The new year will be bring changes to Rise, Inc.
The Spring Lake Park agency that connects people with disabilities and community businesses as well as providing housing and programs of self-sufficiency, will be welcoming a new president and saying goodbye to two longtime administrators, President John Barrett and Vice President Don Lavin..
Lynn Noren, who has worked at Rise since 1979, succeeded Barrett as the president as of Jan. 1.
This was a good time to retire, said Barrett, who was been the president for the last 36 years.
Rise needs someone who is willing to make a commitment for a long time as the agency starts its strategic planning and looks to expand its programs, Barrett said.
At the age of 69, that is not something he could commit to, he said.
“This seemed like a good time to make the break,” Barrett said.
Noren will be able to take Rise to the next level, he said.
When he started with Rise in 1971, it had been losing money during four of its five years, Barrett said.
Rise had laid off a third of its staff and shifted the duties of the remaining staff.
There were 10 staff members working with about 70 people with disabilities and all of the programs were in-house, Barrett said.
To help turn things around, Barrett and the board revised the Rise mission statement.
They wanted to integrate people with disabilities into the community, primarily through work, Barrett said.
Rather than focusing on the in-house assembly work that it had been doing, Rise sought out community employers to find work opportunities to fit each person’s abilities and skill level, he said.

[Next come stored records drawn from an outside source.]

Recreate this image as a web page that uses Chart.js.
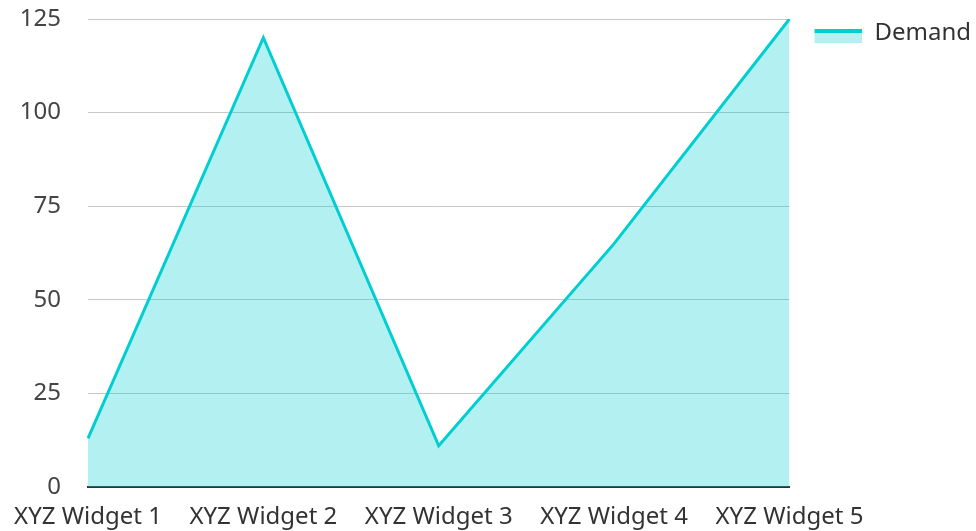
<!DOCTYPE html>
<html>
<head>
<meta charset="utf-8">
<script src="https://cdn.jsdelivr.net/npm/chart.js@4"></script>
<style>
html,body{margin:0;padding:0;background:#fff;}
#wrap{width:976px;height:531px;position:relative;}
</style>
</head>
<body>
<div id="wrap"><canvas id="c" width="976" height="531"></canvas></div>
<script>
const categories = ["XYZ Widget 1", "XYZ Widget 2", "XYZ Widget 3", "XYZ Widget 4", "XYZ Widget 5"];
const demand = [13, 120, 11, 65, 125];
const seriesName = "Demand";
const yTicks = [0, 25, 50, 75, 100, 125];

const lineColor = "#00CED1";
const fillColor = "rgba(0,206,209,0.3)";

// legend swatch (line on top of filled area), with transparent margin on the left/top
const sw = document.createElement("canvas");
sw.width = 66; sw.height = 24;
const sctx = sw.getContext("2d");
sctx.fillStyle = fillColor;
sctx.fillRect(18, 8, 48, 14);
sctx.fillStyle = lineColor;
sctx.fillRect(18, 8, 48, 4);

const legendShift = {
  id: "legendShift",
  afterLayout(chart) {
    chart.legend.left += 5;
    chart.legend.right += 5;
  }
};

Chart.defaults.font.family = "'Noto Sans', 'Open Sans', sans-serif";
Chart.defaults.font.size = 24;
Chart.defaults.color = "#444";

new Chart(document.getElementById("c"), {
  type: "line",
  data: {
    labels: categories,
    datasets: [{
      label: seriesName,
      data: demand,
      borderColor: lineColor,
      backgroundColor: fillColor,
      borderWidth: 3,
      fill: "origin",
      tension: 0,
      pointRadius: 0,
      pointHoverRadius: 0
    }]
  },
  plugins: [legendShift],
  options: {
    responsive: false,
    animation: false,
    devicePixelRatio: 1,
    layout: { padding: { left: 0, right: 0, top: 19, bottom: 0 } },
    plugins: {
      legend: {
        position: "right",
        align: "start",
        labels: {
          usePointStyle: true,
          pointStyle: sw,
          pointStyleWidth: 66,
          boxHeight: 24,
          padding: 2,
          color: "#333",
          font: { size: 24 }
        }
      },
      tooltip: { enabled: false }
    },
    scales: {
      x: {
        z: 1,
        afterFit: (s) => { s.height = 44; s.paddingLeft = 0; s.paddingRight = 0; },
        grid: { display: false, drawTicks: false },
        border: { display: true, color: "#333", width: 2 },
        ticks: { padding: 16, color: "#333", maxRotation: 0, autoSkip: false }
      },
      y: {
        min: 0,
        max: 125,
        afterBuildTicks: (s) => { s.ticks = yTicks.map(v => ({ value: v })); },
        afterFit: (s) => { s.width = 88; },
        grid: { color: "#c8c8c8", lineWidth: 1, drawTicks: true, tickLength: 27, tickColor: "rgba(0,0,0,0)" },
        border: { display: false },
        ticks: { padding: 0, color: "#444" }
      }
    }
  }
});
</script>
</body>
</html>
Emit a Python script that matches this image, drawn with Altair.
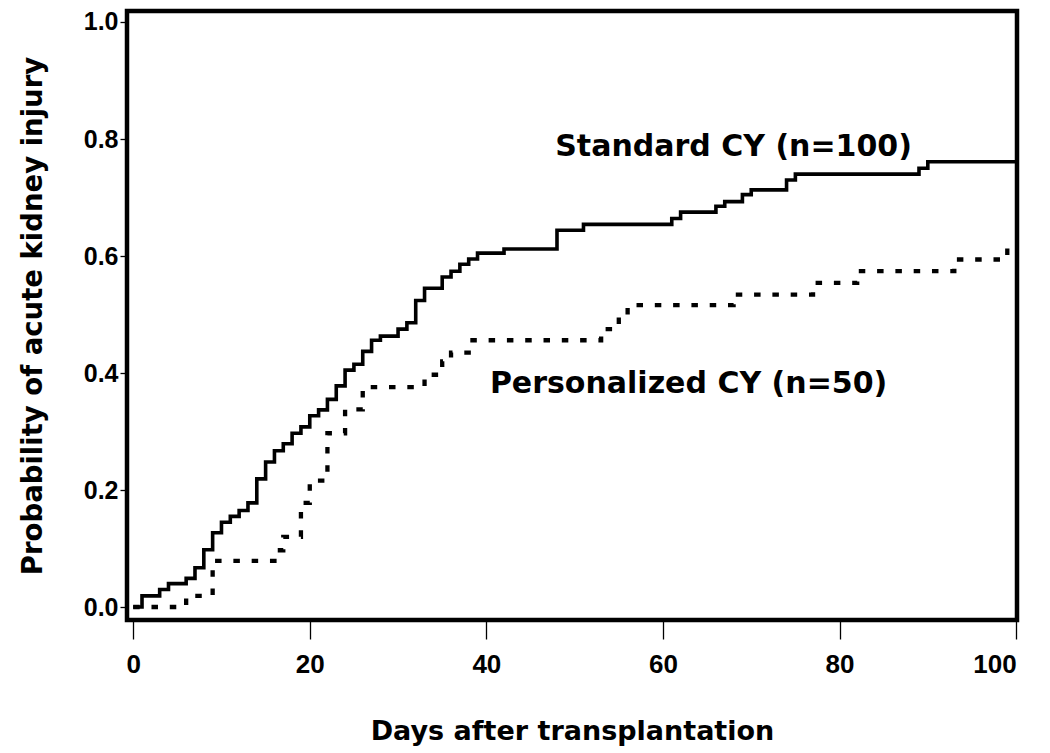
import altair as alt
import pandas as pd

# Standard CY (n=100): step points (day, cumulative probability)
std_days = [0, 1, 3, 4, 6, 7, 8, 9, 10, 11, 12, 13, 14, 15, 16, 17, 18, 19, 20, 21,
            22, 23, 24, 25, 26, 27, 28, 30, 31, 32, 33, 35, 36, 37, 38, 39, 42, 48, 51, 61,
            62, 66, 67, 69, 70, 74, 75, 89, 90, 100]
std_prob = [0, .019, .03, .04, .049, .067, .098, .127, .145, .155, .165, .178, .219, .248, .267, .279, .297, .308, .327, .337,
            .355, .378, .405, .415, .437, .456, .463, .475, .486, .524, .545, .564, .574, .586, .595, .605, .612, .644, .654, .664,
            .675, .685, .693, .705, .713, .730, .740, .750, .761, .761]

# Personalized CY (n=50)
per_days = [0, 6, 9, 16, 17, 19, 20, 22, 24, 26, 33, 35, 36, 38, 53, 55, 56, 68, 77, 82, 93, 99, 100]
per_prob = [0, .019, .079, .097, .12, .178, .216, .297, .338, .376, .397, .42, .435, .456, .475, .497, .516, .534, .554, .574, .594, .617, .617]

x_ticks = [0, 20, 40, 60, 80, 100]
y_ticks = [0.0, 0.2, 0.4, 0.6, 0.8, 1.0]

label_text = ["Standard CY (n=100)", "Personalized CY (n=50)"]
label_day = [47.8, 40.4]
label_prob = [0.787, 0.381]

std_df = pd.DataFrame({"day": std_days, "prob": std_prob})
per_df = pd.DataFrame({"day": per_days, "prob": per_prob})
lab_df = pd.DataFrame({"text": label_text, "day": label_day, "prob": label_prob})

xscale = alt.Scale(domain=[-0.7, 100.1], nice=False, zero=False)
yscale = alt.Scale(domain=[-0.0222, 1.0188], nice=False, zero=False)

xaxis = alt.Axis(values=x_ticks, title="Days after transplantation", grid=False, domain=False,
                 tickSize=19, tickWidth=1.3, tickColor="black",
                 labelFont="Liberation Sans", labelFontWeight="bold", labelFontSize=26,
                 labelColor="black", labelPadding=12,
                 titleFont="DejaVu Sans", titleFontWeight="bold", titleFontSize=27,
                 titleColor="black", titlePadding=41)
yaxis = alt.Axis(values=y_ticks, format=".1f", title="Probability of acute kidney injury",
                 grid=False, domain=False, tickSize=7, tickWidth=1.3, tickColor="black",
                 labelFont="Liberation Sans", labelFontWeight="bold", labelFontSize=25,
                 labelColor="black", labelPadding=2,
                 titleFont="DejaVu Sans", titleFontWeight="bold", titleFontSize=27.5,
                 titleColor="black", titlePadding=36)

std_line = alt.Chart(std_df).mark_line(interpolate="step-after", color="black", strokeWidth=3.6).encode(
    x=alt.X("day:Q", scale=xscale, axis=xaxis),
    y=alt.Y("prob:Q", scale=yscale, axis=yaxis),
)
per_line = alt.Chart(per_df).mark_line(interpolate="step-after", color="black", strokeWidth=4.3,
                                       strokeDash=[6.5, 11.8]).encode(
    x=alt.X("day:Q", scale=xscale),
    y=alt.Y("prob:Q", scale=yscale),
)
labels = alt.Chart(lab_df).mark_text(align="left", baseline="middle", font="DejaVu Sans",
                                     fontWeight="bold", fontSize=30, color="black").encode(
    x=alt.X("day:Q", scale=xscale),
    y=alt.Y("prob:Q", scale=yscale),
    text="text:N",
)

chart = alt.layer(std_line, per_line, labels).properties(
    width=890, height=609,
    autosize=alt.AutoSizeParams(type="none"),
    padding={"left": 119, "top": 3, "right": 20, "bottom": 133},
    background="white",
).configure_view(stroke="black", strokeWidth=4.5)

chart.save("out.html", embed_options={"renderer": "svg", "actions": False})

“We were looking to get (people with disabilities) into a normal (work) setting,” Noren said.
Over the years, Rise also expanded its program to serve people with more challenging disabilities, Barrett said.
Some of these people need more assistance, are nonverbal or are developmentally disabled, he said.
Today, Rise has 320 staff members and works with an average of 4,300 individuals with disabilities a year.
Rise also partners with area schools to help transition students with disabilities from the school setting, Barrett said.
Rise works with each person to determine their abilities and skills, then matches them to the right job, he said.
It also works with the employers and the individual person to ensure success, Norse said.
Noren will be able to continue that, Barrett said.
The board did an extensive search to pick the best person for the job, he said.
As Noren starts her new job as president, Rise will begin refining its technology and infrastructure system to meet the needs of its partners and start working on a new three-year strategic plan.
“We have to continue to look at the operations and change (to) what people are looking for,” said Noren, who started with Rise as a 19-year-old college intern.
Barrett was the type of manager that allows staff to run with various projects and she wants to continue that, according to Noren.
Over the years, Noren has been a major player in legislative initiatives and has traveled to various parts of the country surveying other programs and bringing their best practices to Rise, said Beth DePoint, Rise director of public relations.
Noren has also held several leadership roles with a number of consortiums in which Rise has membership, she said.
She has worked at the state and national levels to improve services for everyone, DePoint said.
Vice President Don Lavin, who started in 1976, will be retiring Jan. 11.
After 36 years guiding RISE programs, Lavin is off to a new adventure.
He is going to spend more time with his family and travel, Lavin said.
Lavin and his wife are planning a trip to South Africa to visit friends.
Once he returns, Lavin said he would like to continue his work, perhaps working for a state agency or as a consultant at the state and national levels.
While he will miss his colleagues, Lavin said he is looking forward to advancing opportunities for Americans with disabilities without the restrictions of an agency.
“People with disabilities are not given fair opportunities because of the low expectations that are set for them,” he said.
That holds people back and segregates them, Lavin said.
With the right job, right support and technology, anyone can work in a community-based job, he said.
“(Rise) has been successful over the years and we have grown tremendously” by customizing support to people’s and employer’s needs, Lavin said.
Convincing community employers to give people with disabilities a chance in the workplace has been one of Lavin’s passions.
It was a new approach when it was introduced and people were telling him it would not work, Lavin said.
Although he was told he was building castles in the sky, Lavin continued to sell the program.
“Success is intentional if you plan it,” he said.
Because families and people with disabilities had asked local employers for the opportunity, they were able to achieve it, Lavin said.
Once people with disabilities were part of the workforce, the program sold itself, he said.
But they have to have employers willing get beyond the fear of the unknown, for example how to communicate with someone who is deaf, for it work, Lavin said.
A big part of his job as vice president has been program development and finding more effective ways to support employers, he said.
Rise was one of the first programs in the country to implement supportive employment, providing support for the individual and employers to help create sustainable employment, Lavin said.
“According to the Department of Labor, only 21 percent of Americans with disabilities are in the workforce,” Lavin said.
There are millions of Americans with disabilities that are not working and are dependent on the government, he said.
“That is a waste of human talent,” Lavin said.
He wanted to, and continues to want to, support a better quality of life for people with disabilities, give them an opportunity to earn income and connect with the people in their communities, he said.
“I know that these ideas make a difference,” Lavin said.